Hay algo perverso en el fenómeno de las marcas, pero no dejan de ser insoslayables. ¿Por qué la gente busca identificarse con ellas? Las marcas se convierten en la plataforma, para la representación de elaborados significados culturales y experiencias de vida. Los productos pierden importancia material, pero ganan importancia simbólica. Tomando a Baudrillard como referencia se puede afirmar que las marcas definen una“hiper-realidad” marcada, valga la redundancia, por la presencia de la simulación que supone la teatralización de nuestro estilo de vida en el escenario de la sociedad.

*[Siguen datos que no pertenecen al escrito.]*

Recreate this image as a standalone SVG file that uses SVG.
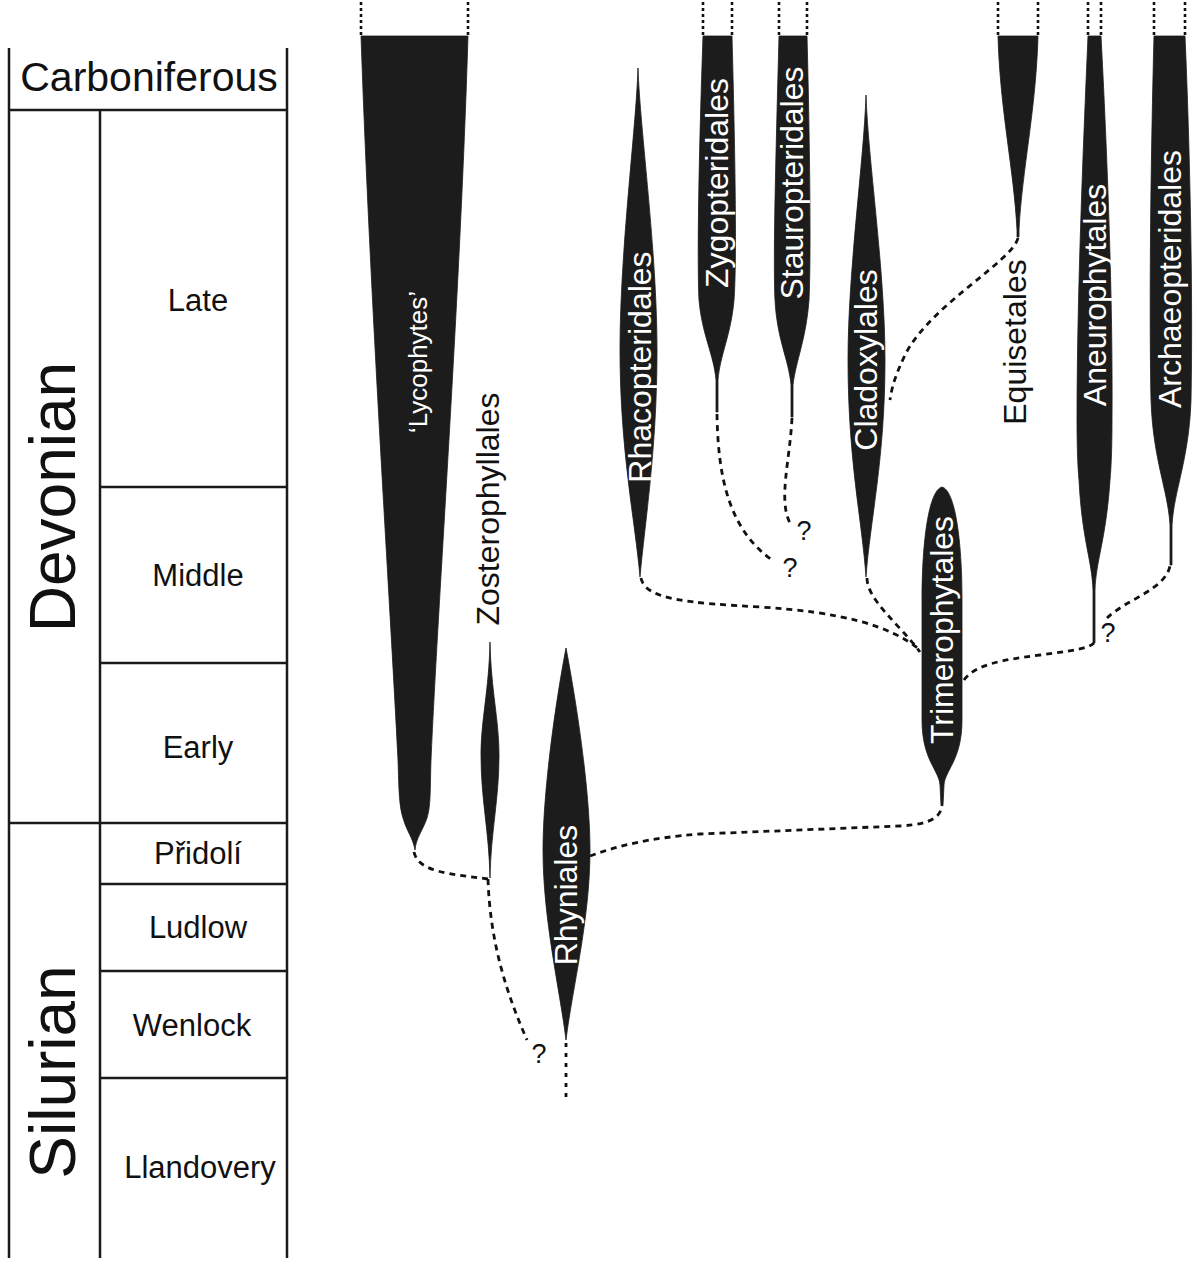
<svg xmlns="http://www.w3.org/2000/svg" width="1197" height="1264" viewBox="0 0 1197 1264">
<style>
.grid{stroke:#1a1a1a;stroke-width:2.5;fill:none}
.t{font-family:"Liberation Sans",Arial,sans-serif;fill:#111}
.big{font-size:64px}
.per{font-size:31px;text-anchor:middle}
.lab{font-size:32px;text-anchor:middle}
.w{fill:#fff}
.q{font-size:27px;text-anchor:middle}
.clade{fill:#1c1c1c;stroke:#1c1c1c;stroke-width:0.8}
.dash{fill:none;stroke:#111;stroke-width:2.8;stroke-dasharray:6 5}
.dot{fill:none;stroke:#111;stroke-width:2.6;stroke-dasharray:3 3}
.sdot{fill:none;stroke:#111;stroke-width:2.8;stroke-dasharray:4 6}
</style>
<rect width="1197" height="1264" fill="#fff"/>
<g id="timescale">
<path class="grid" d="M9 48V1258M287 48V1258M100 110V1258M9 110H287M100 487H287M100 663H287M9 823H287M100 884H287M100 971H287M100 1078H287"/>
<text class="t" x="149" y="91" font-size="41" text-anchor="middle">Carboniferous</text>
<text class="t big" text-anchor="middle" transform="translate(75 497) rotate(-90)">Devonian</text>
<text class="t big" text-anchor="middle" transform="translate(75 1072) rotate(-90)">Silurian</text>
<text class="t per" x="198" y="311">Late</text>
<text class="t per" x="198" y="586">Middle</text>
<text class="t per" x="198" y="758">Early</text>
<text class="t per" x="198" y="864">Přidolí</text>
<text class="t per" x="198" y="938">Ludlow</text>
<text class="t per" x="192" y="1036">Wenlock</text>
<text class="t per" x="200" y="1178">Llandovery</text>
</g>
<g id="connectors">
<path class="dot" d="M361 2V36M468 2V36M703 2V36M732 2V36M779 2V36M807 2V36M998 2V36M1038 2V36M1088 2V36M1101 2V36M1154 2V36M1185 2V36"/>
<path class="dash" d="M414 852C418 872 450 874 488 879"/>
<path class="dash" d="M488 879C490 940 505 990 527 1040"/>
<path class="sdot" d="M566 1043V1100"/>
<path class="dash" d="M590 856C620 845 650 838 700 834L900 826C935 824 941 815 942 805"/>
<path class="dash" d="M641 578C645 600 690 603 760 607C840 612 890 625 920 650"/>
<path class="dash" d="M867 578C867 600 900 625 920 652"/>
<path class="dash" d="M964 680C975 665 1000 660 1040 655C1070 651 1088 649 1094 643"/>
<path class="dash" d="M1107 618C1125 600 1165 590 1170 566"/>
<path class="dash" d="M1018 238C1012 262 930 305 905 355C897 372 892 385 890 400"/>
<path class="dash" d="M717 414C718 480 730 530 772 560"/>
<path class="dash" d="M792 418C790 460 778 500 790 523"/>
<text class="t q" x="790" y="577">?</text>
<text class="t q" x="804" y="540">?</text>
<text class="t q" x="539" y="1063">?</text>
<text class="t q" x="1108" y="642">?</text>
</g>
<g id="lycophytes">
<path class="clade" d="M361 36L468 36C460 300 438 600 431 760C430 790 431 805 427 818C422 832 416 838 415 850C413 838 407 832 403 818C399 805 399 790 398 760C390 600 370 300 361 36Z"/>
<text class="t w" font-size="26" text-anchor="middle" transform="translate(427 362) rotate(-90)">‘Lycophytes’</text>
</g>
<g id="zosterophyllales">
<path class="clade" d="M490 642C491 690 499 720 499 755C499 800 491 830 490 878C489 830 481 800 481 755C481 720 489 690 490 642Z"/>
<text class="t lab" transform="translate(499 509) rotate(-90)">Zosterophyllales</text>
</g>
<g id="rhyniales">
<path class="clade" d="M566 648C576 700 590 790 590 850C590 920 572 990 566 1040C560 990 543 920 543 850C543 790 556 700 566 648Z"/>
<text class="t lab w" transform="translate(577 895) rotate(-90)">Rhyniales</text>
</g>
<g id="rhacopteridales">
<path class="clade" d="M638 68C640 130 657 250 657 350C657 450 645 520 640 577C635 520 620 450 620 350C620 250 636 130 638 68Z"/>
<text class="t lab w" transform="translate(651 367) rotate(-90)">Rhacopteridales</text>
</g>
<g id="zygopteridales">
<path class="clade" d="M703 36L732 36C735 150 737 260 734 300C731 335 720 355 718 380L718 412L716 412L716 380C714 355 702 335 699 300C697 260 699 150 703 36Z"/>
<text class="t lab w" transform="translate(728 183) rotate(-90)">Zygopteridales</text>
</g>
<g id="stauropteridales">
<path class="clade" d="M779 36L807 36C810 150 811 260 809 300C806 340 796 360 793 385L793 417L791 417L791 385C789 360 777 340 775 300C773 260 776 150 779 36Z"/>
<text class="t lab w" transform="translate(803 183) rotate(-90)">Stauropteridales</text>
</g>
<g id="cladoxylales">
<path class="clade" d="M866 95C868 160 885 270 885 360C885 460 870 520 866 577C862 520 848 460 848 360C848 270 864 160 866 95Z"/>
<text class="t lab w" transform="translate(877 360) rotate(-90)">Cladoxylales</text>
</g>
<g id="trimerophytales">
<path class="clade" d="M942 487C955 490 962 540 962 600L962 720C962 760 945 770 944 785L943 805L941 805L940 785C939 770 922 760 922 720L922 600C922 540 929 490 942 487Z"/>
<text class="t lab w" transform="translate(953 630) rotate(-90)">Trimerophytales</text>
</g>
<g id="equisetales">
<path class="clade" d="M998 36L1038 36C1036 110 1022 170 1019 230L1019 237L1017 237L1017 230C1014 170 1000 110 998 36Z"/>
<text class="t lab" transform="translate(1026 342) rotate(-90)">Equisetales</text>
</g>
<g id="aneurophytales">
<path class="clade" d="M1088 36L1101 36C1107 150 1113 300 1112 420C1112 450 1111 470 1110 480C1106 540 1096 560 1095 590L1095 643L1093 643L1093 590C1092 560 1082 540 1079 480C1078 470 1077 450 1077 420C1077 300 1083 150 1088 36Z"/>
<text class="t lab w" transform="translate(1106 295) rotate(-90)">Aneurophytales</text>
</g>
<g id="archaeopteridales">
<path class="clade" d="M1154 36L1185 36C1190 150 1193 300 1191 400C1189 460 1174 490 1172 525L1172 565L1170 565L1170 525C1168 490 1153 460 1151 400C1149 300 1151 150 1154 36Z"/>
<text class="t lab w" transform="translate(1181 279) rotate(-90)">Archaeopteridales</text>
</g>
</svg>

La idea de experimentar con emoción, cualquier cosa que se pueda compartir, predomina hoy por sobre la pulsión a adquirir objetos por sí mismos. Los signos, en este caso: las marcas, empiezan a pretender que significan algo. Las marcas ya no son más un modo de recordar lo que uno quiere comprar; se han insertado en la matriz cultural de nuestra sociedad, son parte de nuestro sistema de ordenar las cosas, incluso crean el contexto con respecto a quiénes somos y cómo vivimos. Las marcas (que usamos o dejamos de usar) articulan cuáles son nuestros valores, pero ellas ya no son articuladas solamente por su publicidad: son articuladas por todo lo que hacen y lo que creemos que nos ofrecen.